Rough conditions hit fleet on the Pacific Oean Challenge

Posted on 28 March 2012

Day 15, 2800 miles sailed, 3200 to go – this is a challenge greater than any I’ve attempted before. The Clipper Round the World 68ft racing yachts are half way across the Pacific Ocean – for us crew it’s gruelling and relentless.

“WAVE!” the roar from the Helmsman cuts through the roar of wind and sea.

A heart-stop, and then BAM! tonnes of raw Pacific powering over, around, under us. Primeval instinct curls my fingers into a vice around the webbing safety line behind me, we cling to each other, brace and breath-hold. A boiling tumult sweeps across the decks and surges into the ocean behind, the helmsman scrambles back to his feet and brings the Clipper 68′ racing yacht back on course. A quick shout around to confirm everyone is ok…and then the six-hour deck shift continues as normal.

We’ve been navigating through a relatively intense low pressure system, bashing and slamming upwind into the vertiginous peaks, and slewing down the craters and troughs of a wild, rough Pacific. Conditions on deck are cold, wet, exhausting. The crew members experienced enough to helm safely in these conditions face hours of gruelling, physical strain to maintain the boat’s course. The rest of us on deck are alert to changes in the sound or feel of the boat, indicating that a sail, a line or a piece of rigging has reached its threshold and is about to fail. There are no other ships to look out for, no lights, no GPS plots on the digital charts – absolutely no-one else is here, save for a few albatross, surfing on the 50 knot gusts.

I have never seen the sea as grand, as relentless, as it has been for the past 36 hours. It’s an awful beauty that most people will never see, I am one of the few. I’m surviving another vicious episode of seasickness, though, which if I’m honest, is tipping me towards ’survive the challenge’, rather than ‘enjoy the challenge’.

Below decks offers no respite – moving from one side of the boat to the other involves scaling a 30 degree slope, hanging from one hand-hold to the next. Getting into your bunk, your trousers, the toilet, is both comical and dangerously acrobatic. The mantra ‘one hand for the boat, one hand for yourself’ comes into its own.

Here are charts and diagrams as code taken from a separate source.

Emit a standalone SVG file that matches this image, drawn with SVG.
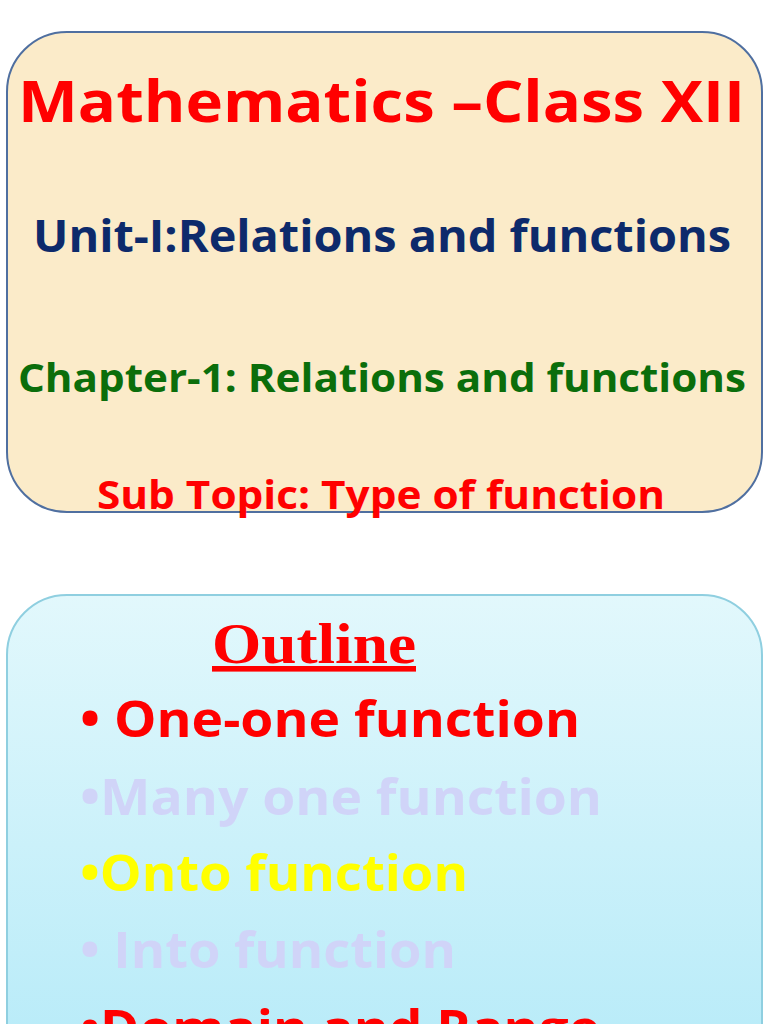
<svg xmlns="http://www.w3.org/2000/svg" width="768" height="1024" viewBox="0 0 768 1024">
<defs>
<linearGradient id="g2" x1="0" y1="0" x2="0" y2="1"><stop offset="0" stop-color="#e2f8fc"/><stop offset="1" stop-color="#b4eaf8"/></linearGradient>
<style>
.s{font-family:"Open Sans","Liberation Sans",sans-serif;font-weight:bold}
</style>
</defs>
<rect width="768" height="1024" fill="#fff"/>
<g id="title-box">
<rect x="7" y="32" width="755" height="480" rx="60" fill="#fbebc9" stroke="#4f6fa0" stroke-width="2"/>
<text class="s" x="18" y="122" font-size="58" fill="#ff0000" textLength="727" lengthAdjust="spacingAndGlyphs">Mathematics –Class XII</text>
<text class="s" x="33" y="252" font-size="44" fill="#0d2a6b" textLength="698" lengthAdjust="spacingAndGlyphs">Unit-I:Relations and functions</text>
<text class="s" x="18" y="392" font-size="40" fill="#0b6e0b" textLength="728" lengthAdjust="spacingAndGlyphs">Chapter-1: Relations and functions</text>
<text class="s" x="97" y="509" font-size="40" fill="#ff0000" textLength="568" lengthAdjust="spacingAndGlyphs">Sub Topic: Type of function</text>
</g>
<g id="outline-box">
<rect x="7" y="595" width="755" height="500" rx="60" fill="url(#g2)" stroke="#8fcfe0" stroke-width="2"/>
<text x="212" y="663" font-family="Liberation Serif,serif" font-weight="bold" font-size="56" fill="#ff0000" text-decoration="underline" textLength="204" lengthAdjust="spacingAndGlyphs">Outline</text>
<text class="s" x="80" y="737" font-size="50" fill="#ff0000" textLength="500" lengthAdjust="spacingAndGlyphs">• One-one function</text>
<text class="s" x="80" y="815" font-size="50" fill="#d0d4f8" textLength="522" lengthAdjust="spacingAndGlyphs">•Many one function</text>
<text class="s" x="80" y="891" font-size="50" fill="#ffff00" textLength="388" lengthAdjust="spacingAndGlyphs">•Onto function</text>
<text class="s" x="80" y="968" font-size="50" fill="#d0d4f8" textLength="376" lengthAdjust="spacingAndGlyphs">• Into function</text>
<text class="s" x="80" y="1046" font-size="50" fill="#ff0000" textLength="520" lengthAdjust="spacingAndGlyphs">•Domain and Range</text>
</g>
</svg>
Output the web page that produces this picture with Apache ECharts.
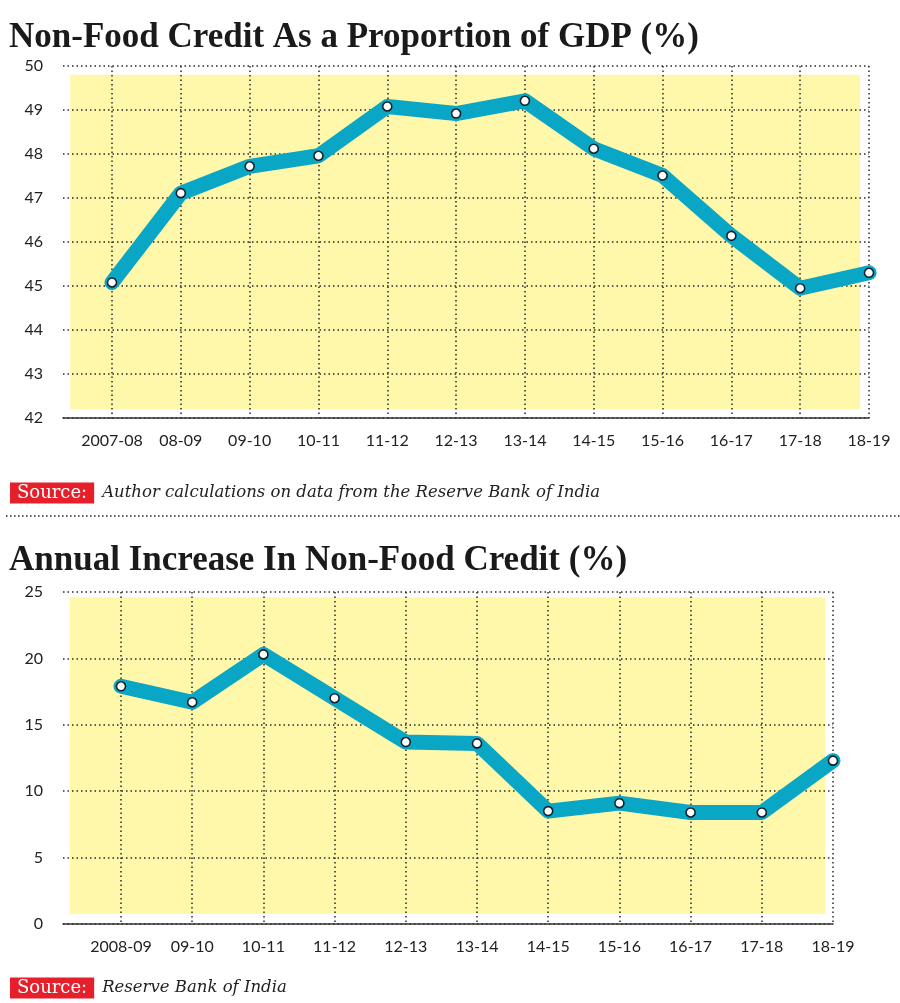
<!DOCTYPE html>
<html>
<head>
<meta charset="utf-8">
<script src="https://cdn.jsdelivr.net/npm/echarts@6/dist/echarts.min.js"></script>
<style>
html,body{margin:0;padding:0;background:#fff;}
#c{width:900px;height:1003px;}
</style>
</head>
<body>
<div id="c"></div>
<script>
// ---- data ----
const categories1 = ['2007-08','08-09','09-10','10-11','11-12','12-13','13-14','14-15','15-16','16-17','17-18','18-19'];
const creditToGDP = [45.08,47.11,47.72,47.96,49.08,48.92,49.21,48.12,47.51,46.14,44.95,45.30];
const categories2 = ['2008-09','09-10','10-11','11-12','12-13','13-14','14-15','15-16','16-17','17-18','18-19'];
const annualIncrease = [17.9,16.7,20.3,17.0,13.7,13.6,8.5,9.1,8.4,8.4,12.3];
const yRange1 = [42, 50, 1];
const yRange2 = [0, 25, 5];
const title1 = 'Non-Food Credit As a Proportion of GDP (%)';
const title2 = 'Annual Increase In Non-Food Credit (%)';
const source1 = 'Author calculations on data from the Reserve Bank of India';
const source2 = 'Reserve Bank of India';

// ---- styles ----
const LINE = '#09a6c5';
const YELLOW = '#fff7aa';
const DOT = {color:'#2a2a2a', width:1.5, type:[1.5,3]};
const LABEL = {color:'#222', fontFamily:'Lato', fontSize:16};

const chart = echarts.init(document.getElementById('c'), null, {renderer:'canvas'});

function baseX(grid){
  return {type:'value', gridIndex:grid, min:0, max:1, z:3,
    axisLine:{show:true, lineStyle:{color:'#333', width:1.5}},
    axisTick:{show:false}, axisLabel:{show:false}, splitLine:{show:false}};
}
function catX(grid, cats){
  return {type:'category', gridIndex:grid, data:cats, boundaryGap:false, z:3,
    axisLine:{show:false}, axisTick:{show:false},
    axisLabel:Object.assign({interval:0, margin:15}, LABEL),
    splitLine:{show:true, interval:0, lineStyle:DOT}};
}
function valY(grid, r, show){
  return {type:'value', gridIndex:grid, min:r[0], max:r[1], interval:r[2], z:3, show:show,
    axisLine:{show:false}, axisTick:{show:false},
    axisLabel:Object.assign({margin:20}, LABEL),
    splitLine:{show:true, lineStyle:DOT}};
}
function bg(xi, yi, y0, y1, x0, x1){
  return {type:'line', xAxisIndex:xi, yAxisIndex:yi, data:[], z:0, silent:true,
    markArea:{silent:true, z:0, itemStyle:{color:YELLOW}, data:[[{coord:[x0,y1]},{coord:[x1,y0]}]]}};
}
function lineSeries(xi, yi, vals){
  return {type:'line', xAxisIndex:xi, yAxisIndex:yi, data:vals, z:5,
    lineStyle:{color:LINE, width:15, cap:'round', join:'round'},
    symbol:'circle', symbolSize:9, showAllSymbol:true,
    itemStyle:{color:'#fff', borderColor:'#13222e', borderWidth:1.6}};
}

const srcRich = {
  src:{backgroundColor:'#e5202a', color:'#fff', fontFamily:'DejaVu Serif', fontWeight:'normal', fontSize:18, padding:[1,7,0,7], height:20, lineHeight:20},
  txt:{color:'#222', fontFamily:'DejaVu Serif', fontStyle:'italic', fontWeight:'normal', fontSize:16.5, lineHeight:20, padding:[0,0,0,8]}
};

chart.setOption({
  animation:false,
  backgroundColor:'#fff',
  title:[
    {text:title1, left:4, top:15, textStyle:{fontFamily:'Liberation Serif', fontWeight:'bold', fontSize:35, color:'#1a1a1a'}},
    {text:title2, left:4, top:538, textStyle:{fontFamily:'Liberation Serif', fontWeight:'bold', fontSize:35, color:'#1a1a1a'}},
    {text:'{src|Source:}{txt|'+source1+'}', left:5, top:478, textStyle:{rich:srcRich}},
    {text:'{src|Source:}{txt|'+source2+'}', left:5, top:973, textStyle:{rich:srcRich}}
  ],
  grid:[
    {left:63, top:66, width:806, height:352},
    {left:112, top:66, width:757, height:352},
    {left:63, top:592, width:770, height:332},
    {left:121, top:592, width:712, height:332}
  ],
  xAxis:[baseX(0), catX(1, categories1), baseX(2), catX(3, categories2)],
  yAxis:[valY(0, yRange1, true), valY(1, yRange1, false), valY(2, yRange2, true), valY(3, yRange2, false)],
  graphic:[
    {type:'line', shape:{x1:6, y1:516, x2:900, y2:516}, style:{stroke:'#222', lineWidth:1.5, lineDash:[1.5,2.5]}}
  ],
  series:[
    bg(0, 0, 42.2, 49.8, 0.009, 0.989),
    bg(2, 2, 0.75, 24.6, 0.009, 0.99),
    lineSeries(1, 1, creditToGDP),
    lineSeries(3, 3, annualIncrease)
  ]
});
</script>
</body>
</html>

If you don’t hold on, you’ll find yourself hurtling face-first towards something that will crack your teeth, your ribs, your skull, or all three. I heard that one of the other boats in the fleet now has a tally of forty broken ribs since the start of the race seven months ago. These boats can hurt you in many and varied ways.

This is the reality of racing across the North Pacific in winter. Boat and crew are put to the test – resilience, endurance and focus are the characteristics of a good sailing crew on a long-distance race like this – and at 6,000 miles, this is the longest and arguably most challenging leg in the Clipper Round the World Yacht Race. What might be theoretically a downwind course (so smoother and faster), is rendered anything but, when intense weather systems come ripping across the thousand-odd miles from land. In a sailing boat, you make the best of the weather you’re given.

On Edinburgh Inspiring Capital, we’re pushing hard to preserve the boat and keep everyone safe and injury-free, but also continue our assault on the leaderboard. From a lowly 9th place, we’re fighting now to keep 7th, and improve as we cover the 3,200 miles still to race to Oakland, San Francisco Bay.

We’ll soon move out of this weather system into the edges of a high pressure area – with manageable conditions – 30 knot winds, rather than 50 knot gusts; a more consistent sea-state, rather than the tumult of mountainous peaks and troughs we’ve been battling through until now.

The daily team meeting got heated for the first time today – matters of safety protocol and timekeeping – the unforgiving conditions are sending us into a high pressure area in more ways than one.